Photo by Dana V on Unsplash

MANILA, PHILIPPINES [TAC] – In the high-stakes game of regional prestige, the annual release of the Times Higher Education (THE) Asia University Rankings has become a somber ritual for the Philippines. 

The 2026 results released Thursday (April 23), offer a familiar narrative of stagnation. While neighbors in Southeast Asia and the subcontinent have turned higher education into a high-octane engine for national growth, the Philippines remains anchored by a system that is as much about social lineage and former glory years.

The numbers tell a story of regional divergence. India has now overtaken Japan to become the most-represented nation on the list, boasting 128 ranked institutions—a “volume-first” strategy that has successfully pushed dozens of regional public universities into the top 1,000. 

In Southeast Asia, Singapore maintains its “quality-first” chokehold on the top tier; the National University of Singapore (NUS) and Nanyang Technological University (NTU) both sit comfortably in the top five, serving as the region’s intellectual gatekeepers. Indonesia has 35 universities ranked this year, Malaysia now has 27, Thailand has 21 and Vietnam has 11.

The Philippines, by contrast, languishes with a mere six ranked universities. Ateneo de Manila University remains the local frontrunner, but it resides in the 501–600 bracket—a distance from the elite that suggests a widening gap rather than a closing one. Aside from the University of the Philippines (UP) and the state-run Mindanao State University-IIT, the list is dominated by the private sector: De La Salle, UST and Mapua.

Curse of the Echo Chamber

The primary culprit for this lagging performance is a phenomenon academics call “academic inbreeding.” In the Philippines, the ivory tower is often a closed loop. It is common practice for a university to hire its own graduates as faculty, promoting them through the ranks based on years of service rather than the impact of their research. This creates an intellectual echo chamber where fresh, disruptive ideas are often viewed as threats rather than progress.

This closed system is reinforced by a social architecture unique to the archipelago. In Manila’s top corridors, success is often dictated by membership in powerful fraternities, sororities and course-specific societies. While these networks provide a crucial safety net for graduates entering a volatile labor market, they also stifle meritocracy. 

When the “who you know” factor outweighs the “what you know,” the incentive for faculty to innovate or publish in high-impact international journals evaporates. Why struggle for a peer-reviewed breakthrough when local tenure is secured through affiliation?

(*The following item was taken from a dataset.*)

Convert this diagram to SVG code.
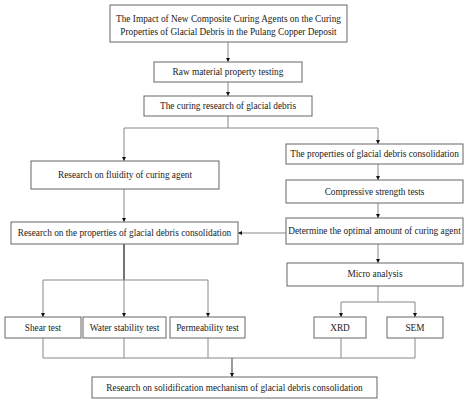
<svg xmlns="http://www.w3.org/2000/svg" width="474" height="406" viewBox="0 0 474 406">
<defs>
<marker id="ah" viewBox="0 0 6 6" refX="6" refY="3" markerWidth="4" markerHeight="4" markerUnits="userSpaceOnUse" orient="auto">
<path d="M0,0 L6,3 L0,6 Z" fill="#111"/>
</marker>
<style>
.box{fill:#fff;stroke:#666;stroke-width:1}
.t{font-family:"Liberation Serif","Times New Roman",serif;font-size:9.3px;fill:#222;text-anchor:middle}
.c{fill:none;stroke:#888;stroke-width:1}
.ca{fill:none;stroke:#888;stroke-width:1;marker-end:url(#ah)}
</style>
</defs>
<rect width="474" height="406" fill="#fff"/>
<g id="connectors">
<line class="ca" x1="228" y1="42" x2="228" y2="62"/>
<line class="ca" x1="228" y1="82" x2="228" y2="96"/>
<polyline class="c" points="228,116 228,128"/>
<polyline class="ca" points="124,128 124,161"/>
<polyline class="c" points="124,128 378,128"/>
<polyline class="ca" points="378,128 378,144"/>
<line class="ca" x1="378" y1="164" x2="378" y2="180"/>
<line class="ca" x1="378" y1="203" x2="378" y2="218"/>
<line class="ca" x1="124" y1="189" x2="124" y2="222"/>
<line class="ca" x1="286" y1="233" x2="238" y2="233"/>
<line class="ca" x1="378" y1="244" x2="378" y2="263"/>
<polyline class="c" points="378,286 378,302"/>
<polyline class="c" points="341,302 415,302"/>
<line class="ca" x1="341" y1="302" x2="341" y2="317"/>
<line class="ca" x1="415" y1="302" x2="415" y2="317"/>
<line x1="124" y1="244" x2="124" y2="280" stroke="#666" stroke-width="1.8"/>
<polyline class="c" points="43,280 208,280"/>
<line class="ca" x1="43" y1="280" x2="43" y2="317"/>
<line class="ca" x1="124" y1="280" x2="124" y2="317"/>
<line class="ca" x1="208" y1="280" x2="208" y2="317"/>
<polyline class="c" points="43,338 43,358"/>
<polyline class="c" points="124,338 124,358"/>
<polyline class="c" points="208,338 208,358"/>
<polyline class="c" points="341,338 341,358"/>
<polyline class="c" points="415,338 415,358"/>
<polyline class="c" points="43,358 415,358"/>
<line x1="232" y1="358" x2="232" y2="377" stroke="#666" stroke-width="1.3" marker-end="url(#ah)"/>
</g>
<g id="n_title">
<rect class="box" x="110" y="5" width="237" height="37"/>
<text class="t" x="228.5" y="22">The Impact of New Composite Curing Agents on the Curing</text>
<text class="t" x="228.5" y="35">Properties of Glacial Debris in the Pulang Copper Deposit</text>
</g>
<g id="n_raw">
<rect class="box" x="154" y="62" width="148" height="20"/>
<text class="t" x="228" y="75">Raw material property testing</text>
</g>
<g id="n_curing">
<rect class="box" x="144" y="96" width="168" height="20"/>
<text class="t" x="228" y="109">The curing research of glacial debris</text>
</g>
<g id="n_fluidity">
<rect class="box" x="31" y="161" width="188" height="28"/>
<text class="t" x="125" y="178">Research on fluidity of curing agent</text>
</g>
<g id="n_props_right">
<rect class="box" x="286" y="144" width="177" height="20"/>
<text class="t" x="374.5" y="157">The properties of glacial debris consolidation</text>
</g>
<g id="n_compressive">
<rect class="box" x="286" y="180" width="177" height="23"/>
<text class="t" x="374.5" y="194.5">Compressive strength tests</text>
</g>
<g id="n_optimal">
<rect class="box" x="286" y="218" width="177" height="26"/>
<text class="t" x="374.5" y="234">Determine the optimal amount of curing agent</text>
</g>
<g id="n_props_left">
<rect class="box" x="11" y="222" width="227" height="22"/>
<text class="t" x="124.5" y="236">Research on the properties of glacial debris consolidation</text>
</g>
<g id="n_micro">
<rect class="box" x="287" y="263" width="176" height="23"/>
<text class="t" x="375" y="277">Micro analysis</text>
</g>
<g id="n_xrd">
<rect class="box" x="314" y="317" width="52" height="21"/>
<text class="t" x="340" y="330.5">XRD</text>
</g>
<g id="n_sem">
<rect class="box" x="387" y="317" width="56" height="21"/>
<text class="t" x="415" y="330.5">SEM</text>
</g>
<g id="n_shear">
<rect class="box" x="5" y="317" width="76" height="21"/>
<text class="t" x="43" y="330.5">Shear test</text>
</g>
<g id="n_water">
<rect class="box" x="83" y="317" width="83" height="21"/>
<text class="t" x="124.5" y="330.5">Water stability test</text>
</g>
<g id="n_perm">
<rect class="box" x="170" y="317" width="75" height="21"/>
<text class="t" x="207.5" y="330.5">Permeability test</text>
</g>
<g id="n_mechanism">
<rect class="box" x="92" y="377" width="285" height="21"/>
<text class="t" x="234.5" y="390.5">Research on solidification mechanism of glacial debris consolidation</text>
</g>
</svg>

Research as a Missing Metric

The THE rankings are weighted heavily toward research citations—a metric that measures how often a university’s work is referenced by the global scientific community. This is where the Philippine “labor export” mindset proves to be a liability. For decades, the Philippine education system has been optimized to produce workers: nurses for London, maritime officers for Greek tankers, and accountants for the Middle East.

While this has been a boon for remittances, it essentially traded the long-term intellectual gain of people staying in. Because the trained human resource are focused on leaving, the local intellectual infrastructure never builds up. 

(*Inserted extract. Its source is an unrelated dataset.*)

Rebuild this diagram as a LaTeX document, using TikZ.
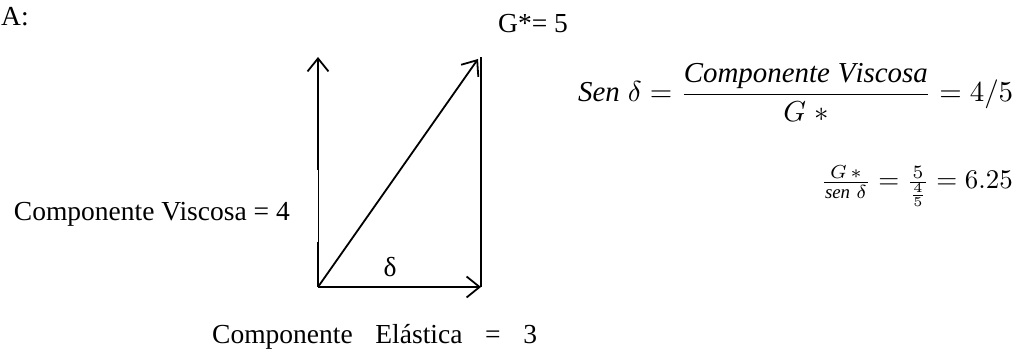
\documentclass[tikz,border=0pt]{standalone}
\usepackage{fontspec}
\setmainfont{Liberation Serif}
\usepackage{amsmath}
\usepackage{graphicx}
\usetikzlibrary{arrows.meta}
\begin{document}
\begin{tikzpicture}[x=1pt,y=-1pt,
  vec/.style={line width=1.8pt,-{Straight Barb[length=13pt,width=21pt,line width=1.8pt]}},
  edge/.style={line width=1.8pt},
  thinedge/.style={line width=0.7pt},
  lbl/.style={font=\fontsize{27.5}{32}\selectfont, inner sep=0pt},
  eq/.style={inner sep=0pt}]
\useasboundingbox (0,0) rectangle (1020,352);
% corner points
\coordinate (O) at (318,287);
\coordinate (T) at (318,57);
\coordinate (L1) at (318,242);
\coordinate (L2) at (318,170);
\coordinate (R) at (481,287);
\coordinate (RT) at (481,57);
\coordinate (D) at (478,59);
% vectors
\draw[edge] (O) -- (L1);
\draw[thinedge] (L1) -- (L2);
\draw[vec] (L2) -- (T);
\draw[edge] (R) -- (RT);
\draw[vec] (O) -- (D);
\draw[vec] (O) -- (R);
% labels
\node[lbl, anchor=base west] (A) at (1,26) {A:};
\node[lbl, anchor=base west] (G) at (498,33) {G*= 5};
\node[lbl] (delta) at (390,267) {δ};
\node[lbl, anchor=base east] (CV) at (290,221) {Componente Viscosa = 4};
\node[lbl, anchor=base west] (CE) at (212,344) {Componente\hspace{22.7pt}Elástica\hspace{22.7pt}=\hspace{22.7pt}3};
% equations
\node[eq, anchor=base west] (E1) at (578,102) {\resizebox{435pt}{!}{$\mathit{Sen}\;\delta = \dfrac{\mathit{Componente\;Viscosa}}{G\;*} = 4/5$}};
\node[eq, anchor=base east] (E2) at (1013,189) {\resizebox{192pt}{!}{$\frac{\;G\,*\;}{\mathit{sen}\;\delta} = \frac{5}{\frac{4}{5}} = 6.25$}};
\end{tikzpicture}
\end{document}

Malaysia’s Universiti Teknologi Petronas (UTP) has broken into the Asian top 40 precisely because it abandoned the generalist approach in favor of specialized, industry-backed research in energy and technology. In Vietnam, a surge of 11 ranked universities is the result of aggressive state funding and a mandate for international collaboration. 

In the Philippines, the majority of faculty are buried under teaching loads of 18 to 24 units a week, leaving them with neither the time nor the funding to pursue meaningful inquiry.

Path forward?

The Philippines faces a strategic fork in the road. It could attempt the “Singapore model,” po uring the lion’s share of national resources into UP to create a singular, world-class champion. However, given the archipelago’s geography and the uneven quality of primary education, an “India-style” expansion appears more doable.

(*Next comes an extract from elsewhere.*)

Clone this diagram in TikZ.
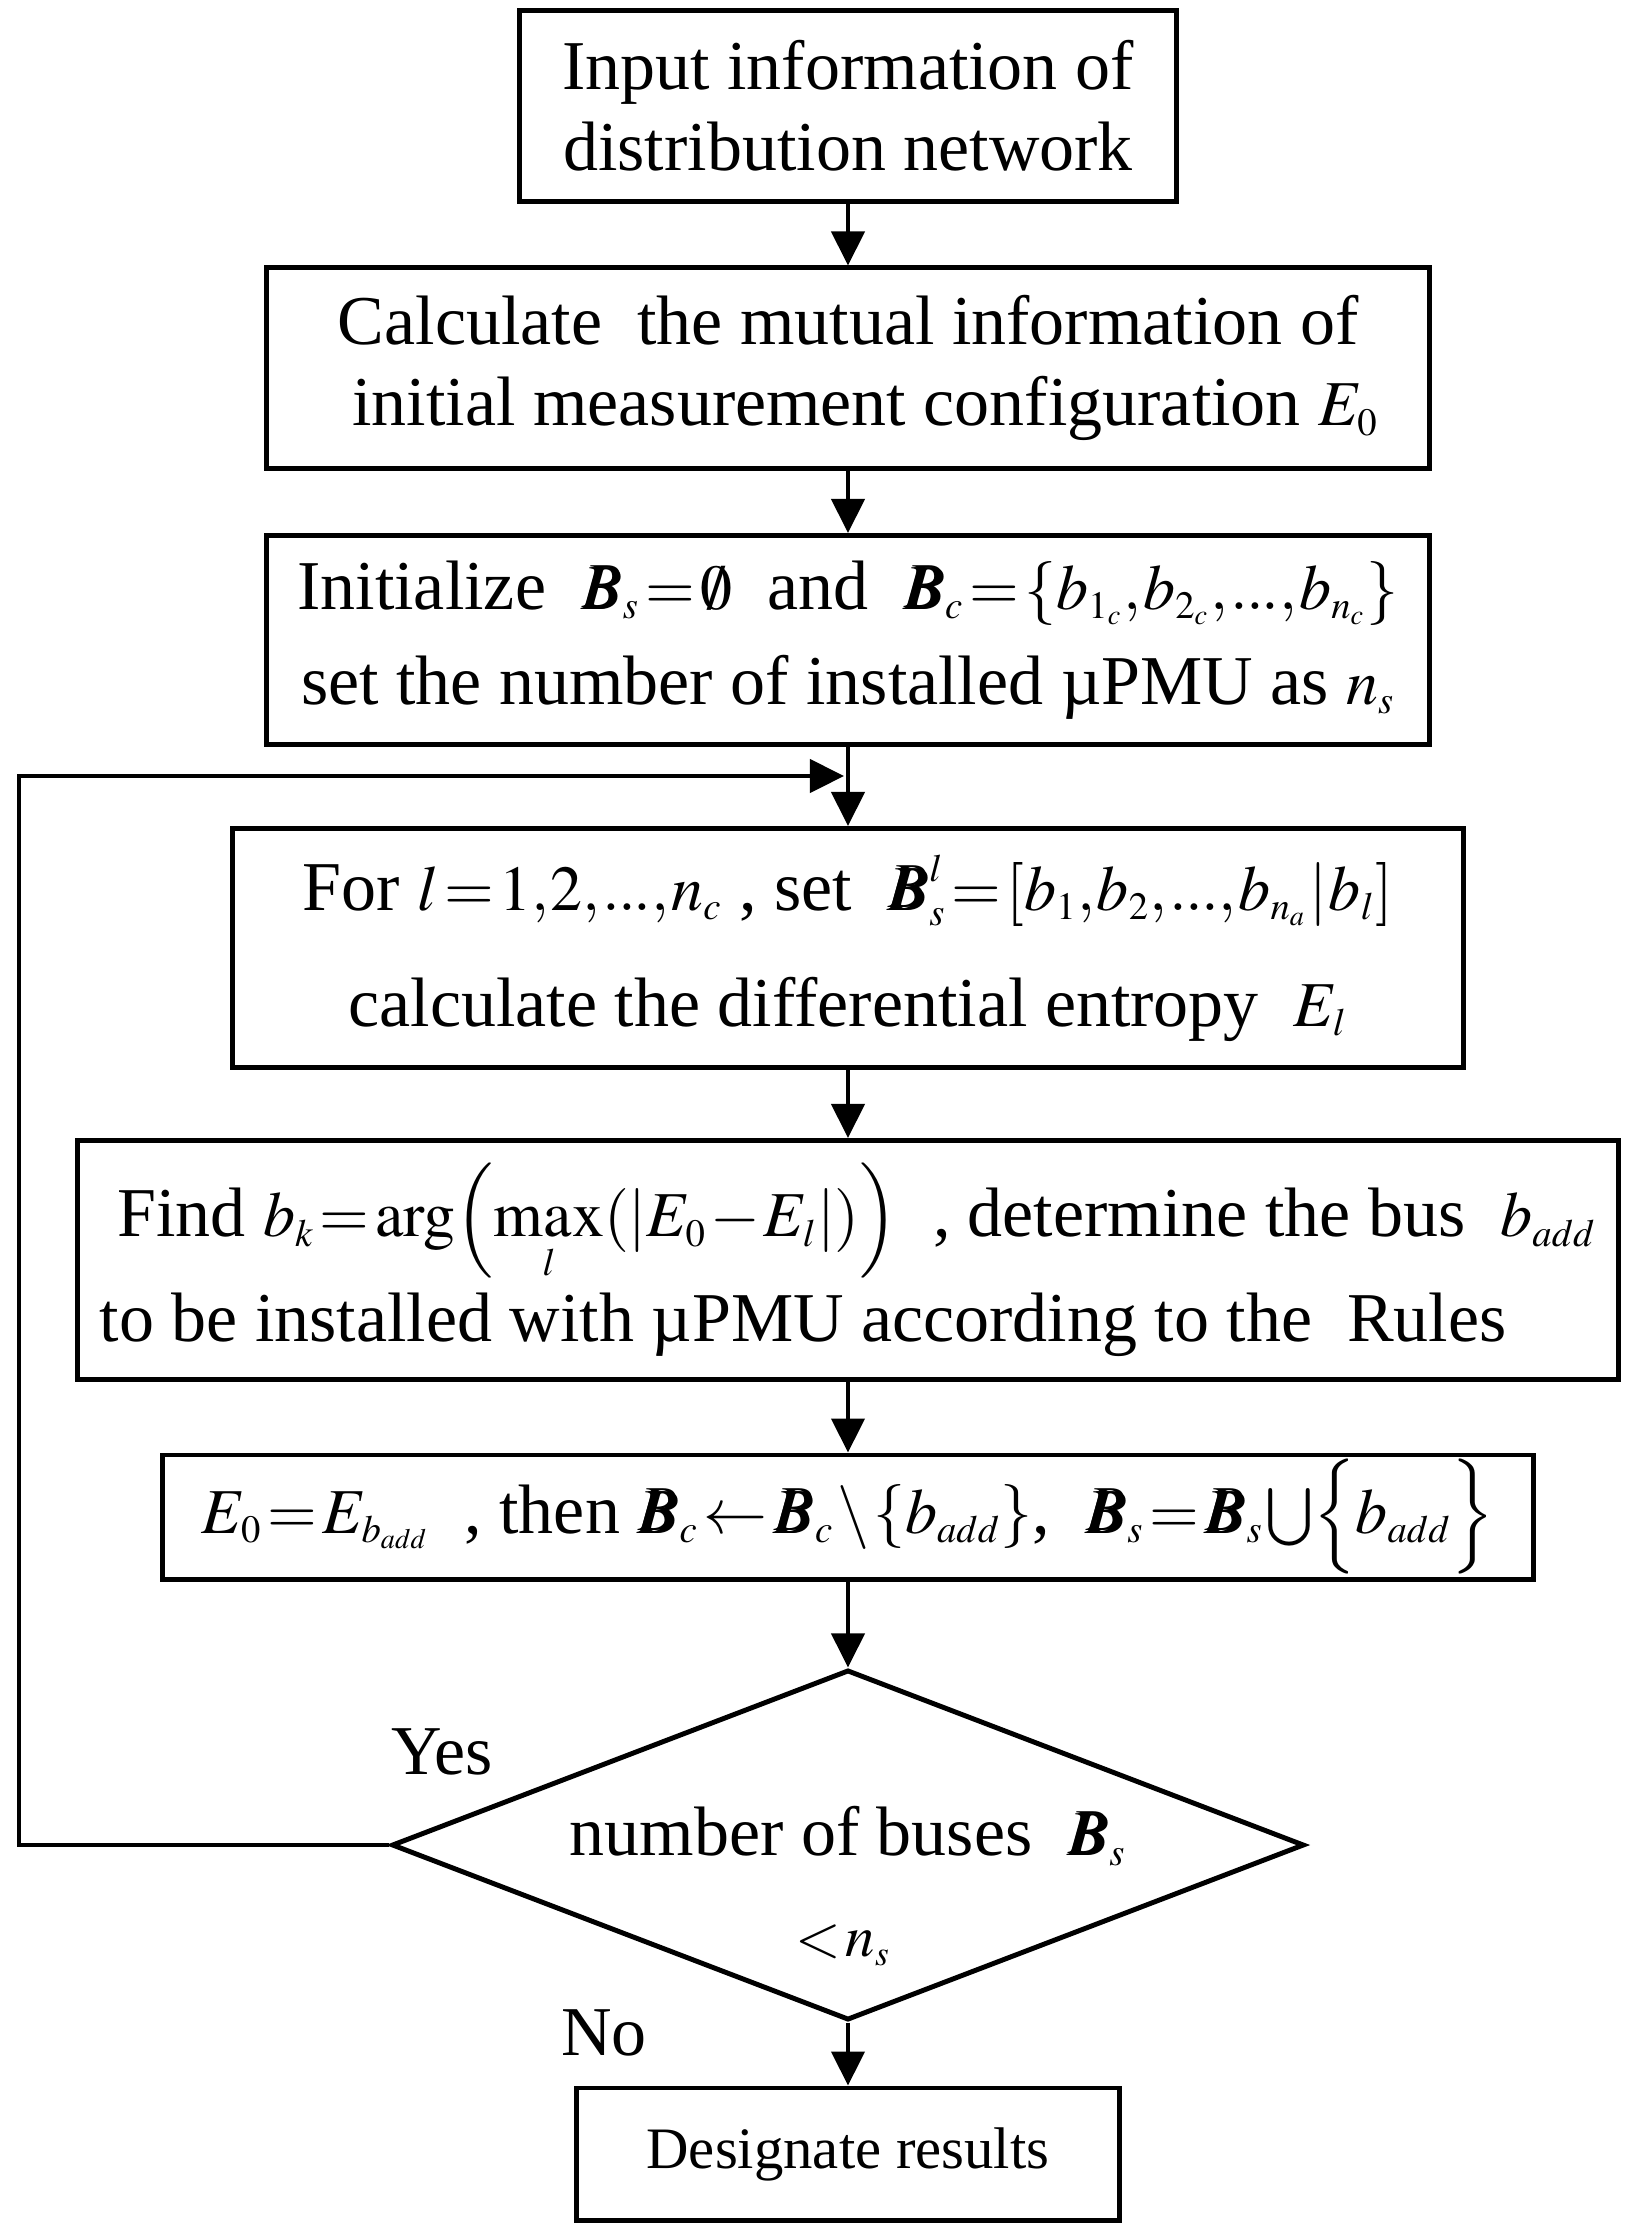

By professionalizing the country’s 100-plus State Universities and Colleges (SUCs), the government could theoretically create a broad base of research-capable institutions. But this would require a painful dismantling of the current “closed system.” It would mean hiring outsiders over alumni, prioritizing PhD holders over political appointees, and shifting the focus from producing “employable” workers to “innovative” thinkers.

Until the Philippines treats its universities as engines of discovery rather than just social finishing schools, it will continue to watch from the sidelines as its ASEAN neighbors climb the ladder with the view of the rest of Asia becoming increasingly distant.